Roza also notes that “antiquated policies that dictate layoffs by seniority can do a lot of damage,” that some schools might elect to have a four-day week, with the fifth day filled with online instruction, and “hiring one computer science teacher to cover courses across several schools could be a more financially sustainable way to ensure all students have access to technology course.”
Speaking of holes in pension systems, John Bury predicts that without “any substantial benefit cuts or cash infusions,” the New Jersey Teachers’ Pension and Annuity Fund will run out of money in four years. (See chart below.) I don’t know where this goes, except districts and lobbyists will fight (inevitable) state aid cuts and teachers and lobbyists will fight for the deferred compensation they were promised. Yet, barring some sea change in revenue, every sector will feel pain.

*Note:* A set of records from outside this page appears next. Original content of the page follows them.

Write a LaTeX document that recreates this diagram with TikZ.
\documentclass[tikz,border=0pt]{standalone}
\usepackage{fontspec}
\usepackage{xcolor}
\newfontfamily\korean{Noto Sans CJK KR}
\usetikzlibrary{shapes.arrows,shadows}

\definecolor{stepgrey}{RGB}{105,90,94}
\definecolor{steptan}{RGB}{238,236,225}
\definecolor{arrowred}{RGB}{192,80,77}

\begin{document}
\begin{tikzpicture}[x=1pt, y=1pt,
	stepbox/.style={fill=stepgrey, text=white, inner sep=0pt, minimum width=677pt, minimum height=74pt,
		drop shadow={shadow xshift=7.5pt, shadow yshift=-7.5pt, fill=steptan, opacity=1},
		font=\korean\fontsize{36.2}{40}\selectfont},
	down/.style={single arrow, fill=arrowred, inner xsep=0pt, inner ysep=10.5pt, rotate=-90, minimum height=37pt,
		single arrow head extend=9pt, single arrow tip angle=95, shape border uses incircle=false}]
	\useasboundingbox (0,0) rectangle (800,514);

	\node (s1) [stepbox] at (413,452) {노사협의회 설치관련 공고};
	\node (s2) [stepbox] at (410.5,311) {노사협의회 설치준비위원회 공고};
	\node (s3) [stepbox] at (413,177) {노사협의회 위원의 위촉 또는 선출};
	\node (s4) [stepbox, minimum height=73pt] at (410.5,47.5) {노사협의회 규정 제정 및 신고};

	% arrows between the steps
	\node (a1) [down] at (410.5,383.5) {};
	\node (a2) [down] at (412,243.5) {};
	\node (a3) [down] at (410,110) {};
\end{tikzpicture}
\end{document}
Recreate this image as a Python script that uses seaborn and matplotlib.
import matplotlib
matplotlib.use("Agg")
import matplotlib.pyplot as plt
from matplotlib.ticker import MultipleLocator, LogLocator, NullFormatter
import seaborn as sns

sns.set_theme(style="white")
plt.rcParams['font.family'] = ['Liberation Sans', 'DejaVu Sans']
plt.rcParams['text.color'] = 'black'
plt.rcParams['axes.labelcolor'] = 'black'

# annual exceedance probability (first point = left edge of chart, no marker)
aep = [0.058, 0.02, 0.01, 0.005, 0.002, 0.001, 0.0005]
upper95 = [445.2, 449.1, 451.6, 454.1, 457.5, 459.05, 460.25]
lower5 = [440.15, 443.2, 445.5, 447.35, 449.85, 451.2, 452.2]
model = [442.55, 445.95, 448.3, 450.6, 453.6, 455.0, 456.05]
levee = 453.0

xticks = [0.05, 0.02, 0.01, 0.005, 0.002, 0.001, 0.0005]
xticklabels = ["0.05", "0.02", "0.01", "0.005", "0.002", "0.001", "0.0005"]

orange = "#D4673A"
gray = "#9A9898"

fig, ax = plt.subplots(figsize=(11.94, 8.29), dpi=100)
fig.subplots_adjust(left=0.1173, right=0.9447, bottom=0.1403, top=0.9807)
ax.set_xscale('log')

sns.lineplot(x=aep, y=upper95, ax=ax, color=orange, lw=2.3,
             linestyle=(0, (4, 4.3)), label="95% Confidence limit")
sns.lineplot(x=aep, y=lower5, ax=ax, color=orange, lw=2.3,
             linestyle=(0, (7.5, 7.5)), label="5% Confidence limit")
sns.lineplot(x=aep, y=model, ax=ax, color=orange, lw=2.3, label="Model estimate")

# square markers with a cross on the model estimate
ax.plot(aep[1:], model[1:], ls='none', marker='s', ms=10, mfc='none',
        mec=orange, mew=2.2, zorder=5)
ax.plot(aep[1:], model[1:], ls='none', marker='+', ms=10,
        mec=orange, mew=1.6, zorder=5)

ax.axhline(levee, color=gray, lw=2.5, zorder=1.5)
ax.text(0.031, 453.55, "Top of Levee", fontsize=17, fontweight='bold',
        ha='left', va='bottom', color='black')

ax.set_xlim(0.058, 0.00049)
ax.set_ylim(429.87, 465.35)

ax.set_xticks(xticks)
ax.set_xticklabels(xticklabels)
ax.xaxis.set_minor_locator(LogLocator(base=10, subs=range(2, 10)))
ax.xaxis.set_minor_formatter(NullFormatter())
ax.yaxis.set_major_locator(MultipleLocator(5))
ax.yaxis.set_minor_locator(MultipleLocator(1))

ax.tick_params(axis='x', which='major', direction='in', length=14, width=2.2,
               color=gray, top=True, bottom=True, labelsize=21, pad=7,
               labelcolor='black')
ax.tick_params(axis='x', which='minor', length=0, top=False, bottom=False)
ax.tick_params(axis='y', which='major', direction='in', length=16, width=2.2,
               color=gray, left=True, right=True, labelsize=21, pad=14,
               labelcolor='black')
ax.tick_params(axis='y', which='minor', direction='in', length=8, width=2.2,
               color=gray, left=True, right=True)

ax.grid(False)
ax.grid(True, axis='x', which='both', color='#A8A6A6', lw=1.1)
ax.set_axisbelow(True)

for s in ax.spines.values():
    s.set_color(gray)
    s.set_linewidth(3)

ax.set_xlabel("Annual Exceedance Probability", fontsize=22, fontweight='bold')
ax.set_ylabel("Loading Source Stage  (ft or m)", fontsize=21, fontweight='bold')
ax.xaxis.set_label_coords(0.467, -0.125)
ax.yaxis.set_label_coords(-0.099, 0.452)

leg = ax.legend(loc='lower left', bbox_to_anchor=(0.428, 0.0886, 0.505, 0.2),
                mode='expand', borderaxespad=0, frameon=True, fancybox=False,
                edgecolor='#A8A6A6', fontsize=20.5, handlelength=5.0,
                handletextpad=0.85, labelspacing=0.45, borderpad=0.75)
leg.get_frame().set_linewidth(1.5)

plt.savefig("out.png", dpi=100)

Increased Need for Social-Emotional Learning and Trauma-Informed Instruction:
We’re all victims here, even for those lucky enough (as of yet) to remain unscathed by the virus itself. We all know people who have it. If you don’t yet, you will. Dan Weisberg, CEO of TNTP, wrote in the Daily News,
Schools always expect to support some students who experience trauma. But they’ve never faced a situation where nearly all students will be coping with trauma from extended social isolation, the loss of loved ones, or increased poverty and economic instability. Asian-American students will be at greater risk of bullying on top of it all. And teachers’ personal and professional lives will be upended.
Weisberg predicts (accurately, I think) that “the toll of the pandemic will exacerbate inequities that schools already face.” He links to these charts from EdWeek that show the “Covid Slide,” the amount of learning lost from months without meaningful instruction. If students were to return to school in the fall without interventions in the summer they would retain 70% of academic growth in reading from the previous year and only 50% in math.

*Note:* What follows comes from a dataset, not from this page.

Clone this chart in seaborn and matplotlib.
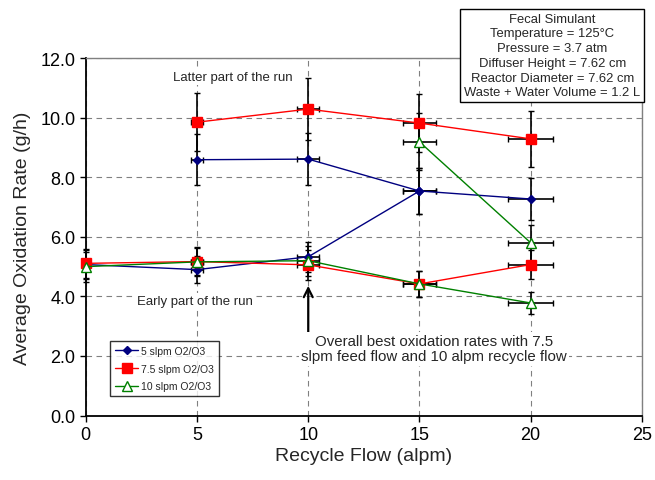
import matplotlib
import numpy as np
import pandas as pd
import seaborn as sns

matplotlib.use("Agg")
import matplotlib.pyplot as plt


sns.set_style("white")
plt.rcParams.update({
    "font.family": ["Liberation Sans", "DejaVu Sans"],
    "axes.linewidth": 1.0,
})

# recycle flow (alpm) for each run segment
FLOW_EARLY = [0, 5, 10, 15, 20]
FLOW_LATTER = [5, 10, 15, 20]

# 5 slpm O2/O3
RATE_5_EARLY = [5.07, 4.90, 5.33, 7.54]
ERR_5_EARLY = [0.50, 0.45, 0.50, 0.77]
RATE_5_LATTER = [8.59, 8.61, 7.54, 7.27]
ERR_5_LATTER = [0.85, 0.87, 0.77, 0.72]

# 7.5 slpm O2/O3
RATE_75_EARLY = [5.11, 5.17, 5.06, 4.42, 5.07]
ERR_75_EARLY = [0.48, 0.50, 0.50, 0.44, 0.48]
RATE_75_LATTER = [9.85, 10.29, 9.82, 9.29]
ERR_75_LATTER = [0.97, 1.03, 0.98, 0.93]

# 10 slpm O2/O3
RATE_10_EARLY = [5.00, 5.16, 5.20, 4.42, 3.78]
ERR_10_EARLY = [0.50, 0.45, 0.50, 0.44, 0.37]
RATE_10_LATTER = [9.19, 5.80]
ERR_10_LATTER = [0.96, 0.60]
FLOW_10_LATTER = [15, 20]

SERIES = ["5 slpm O2/O3", "7.5 slpm O2/O3", "10 slpm O2/O3"]
STYLE = {
    "5 slpm O2/O3": dict(color="#000080", marker="D", ms=4.5, mfc="#000080"),
    "7.5 slpm O2/O3": dict(color="#FF0000", marker="s", ms=7, mfc="#FF0000"),
    "10 slpm O2/O3": dict(color="#008000", marker="^", ms=6.5, mfc="white"),
}

INFO_TEXT = ("Fecal Simulant\nTemperature = 125\u00b0C\nPressure = 3.7 atm\n"
             "Diffuser Height = 7.62 cm\nReactor Diameter = 7.62 cm\n"
             "Waste + Water Volume = 1.2 L")


def build_frame() -> pd.DataFrame:
    parts = [
        ("5 slpm O2/O3", "early", FLOW_EARLY[:4], RATE_5_EARLY, ERR_5_EARLY),
        ("5 slpm O2/O3", "latter", FLOW_LATTER, RATE_5_LATTER, ERR_5_LATTER),
        ("7.5 slpm O2/O3", "early", FLOW_EARLY, RATE_75_EARLY, ERR_75_EARLY),
        ("7.5 slpm O2/O3", "latter", FLOW_LATTER, RATE_75_LATTER, ERR_75_LATTER),
        ("10 slpm O2/O3", "early", FLOW_EARLY, RATE_10_EARLY, ERR_10_EARLY),
        ("10 slpm O2/O3", "latter", FLOW_10_LATTER, RATE_10_LATTER, ERR_10_LATTER),
    ]
    rows = []
    for series, phase, flows, rates, errs in parts:
        for f, r, e in zip(flows, rates, errs):
            rows.append({"series": series, "phase": phase, "flow": f, "rate": r, "err": e})
    return pd.DataFrame(rows)


df = build_frame()
# horizontal error is 5 % of the recycle flow
df["xerr"] = df["flow"] * 0.05

fig = plt.figure(figsize=(6.55, 4.81), dpi=100)
ax = fig.add_axes([0.131, 0.134, 0.849, 0.743])

eb = ax.errorbar(df["flow"], df["rate"], yerr=df["err"], xerr=df["xerr"], fmt="none",
                 ecolor="black", elinewidth=1.2, capsize=2.5, capthick=1.0, zorder=3)
for art in eb.lines[1] + eb.lines[2]:
    art.set_clip_on(False)

for series in SERIES:
    st = STYLE[series]
    for phase in ["latter", "early"]:
        sub = df[(df["series"] == series) & (df["phase"] == phase)]
        sns.lineplot(data=sub, x="flow", y="rate", ax=ax, color=st["color"],
                     marker=st["marker"], markersize=st["ms"], markerfacecolor=st["mfc"],
                     markeredgecolor=st["color"], markeredgewidth=1.0, linewidth=1.0,
                     estimator=None, sort=False, zorder=4, clip_on=False,
                     label=series if phase == "latter" else None, legend=False)

ax.set_xlim(0, 25)
ax.set_ylim(0, 12)
ax.set_xticks(np.arange(0, 26, 5))
ax.set_yticks(np.arange(0, 12.1, 2))
ax.set_yticklabels([f"{v:.1f}" for v in np.arange(0, 12.1, 2)])
ax.tick_params(axis="both", labelsize=13, direction="out", length=4, width=1,
               left=True, bottom=True, colors="black")
ax.grid(True, color="#808080", linestyle=(0, (5, 4)), linewidth=0.8)
ax.set_axisbelow(True)
for side in ["top", "right"]:
    ax.spines[side].set_color("#808080")
for side in ["left", "bottom"]:
    ax.spines[side].set_color("black")
    ax.spines[side].set_linewidth(1.3)

ax.set_xlabel("Recycle Flow (alpm)", fontsize=14, labelpad=3)
ax.set_ylabel("Average Oxidation Rate (g/h)", fontsize=14, labelpad=7)

white_box = dict(boxstyle="square,pad=0.15", facecolor="white", edgecolor="none")
ax.text(6.6, 11.37, "Latter part of the run", ha="center", va="center", fontsize=9.5,
        bbox=white_box)
ax.text(4.9, 3.86, "Early part of the run", ha="center", va="center", fontsize=9.5,
        bbox=white_box)
ax.annotate("", xy=(10, 4.45), xytext=(10, 2.72),
            arrowprops=dict(arrowstyle="->", color="black", lw=1.6, mutation_scale=16))
ax.text(15.67, 2.24, "Overall best oxidation rates with 7.5\nslpm feed flow and 10 alpm recycle flow",
        ha="center", va="center", fontsize=10.8, linespacing=1.1, bbox=white_box)

fig.text(0.843, 0.8825, INFO_TEXT, ha="center", va="center", fontsize=9.4, linespacing=1.3,
         bbox=dict(boxstyle="square,pad=0.3", facecolor="white", edgecolor="black", linewidth=1))

leg = ax.legend(loc="lower left", bbox_to_anchor=(0.035, 0.04), fontsize=7.5, frameon=True,
                fancybox=False, edgecolor="black", handlelength=2.2, borderpad=0.45,
                labelspacing=0.75, handletextpad=0.3)
leg.get_frame().set_linewidth(1.0)

fig.savefig("out.png", dpi=100)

“As has always been the case,” Weisberg writes, “ in our education system, the most vulnerable students — students of color, from low-income families, who are learning English, or with disabilities — will suffer the most. They’re less likely to receive high-quality distance learning, more likely to experience trauma, and more likely to attend schools that struggle to recruit and keep effective teachers.”
What to do? Weisberg recommends that schools immediately create a strategy for recruiting and hiring teachers. TNTP has had success with online recruiting campaigns but schools must start now. In order to help students “catch up,” schools should have all students take no-stakes formative assessments in place of the cancelled standardized state assessments so “teachers and students can hit the ground running in the fall.” He also recommends extending the school day and the school year, with appropriate professional development for teachers.
Finally, districts must also not neglect supporting teachers, who have endured their own traumas. All schools will need more social workers and “other mental health supports for children and families, so students have the best possible chance to learn as they recover from these difficult months.”
Yet to truly recover, the adults in the room must act realistically and proactively to avert the worst educational outcomes of this pandemic for our children. The time to start is now.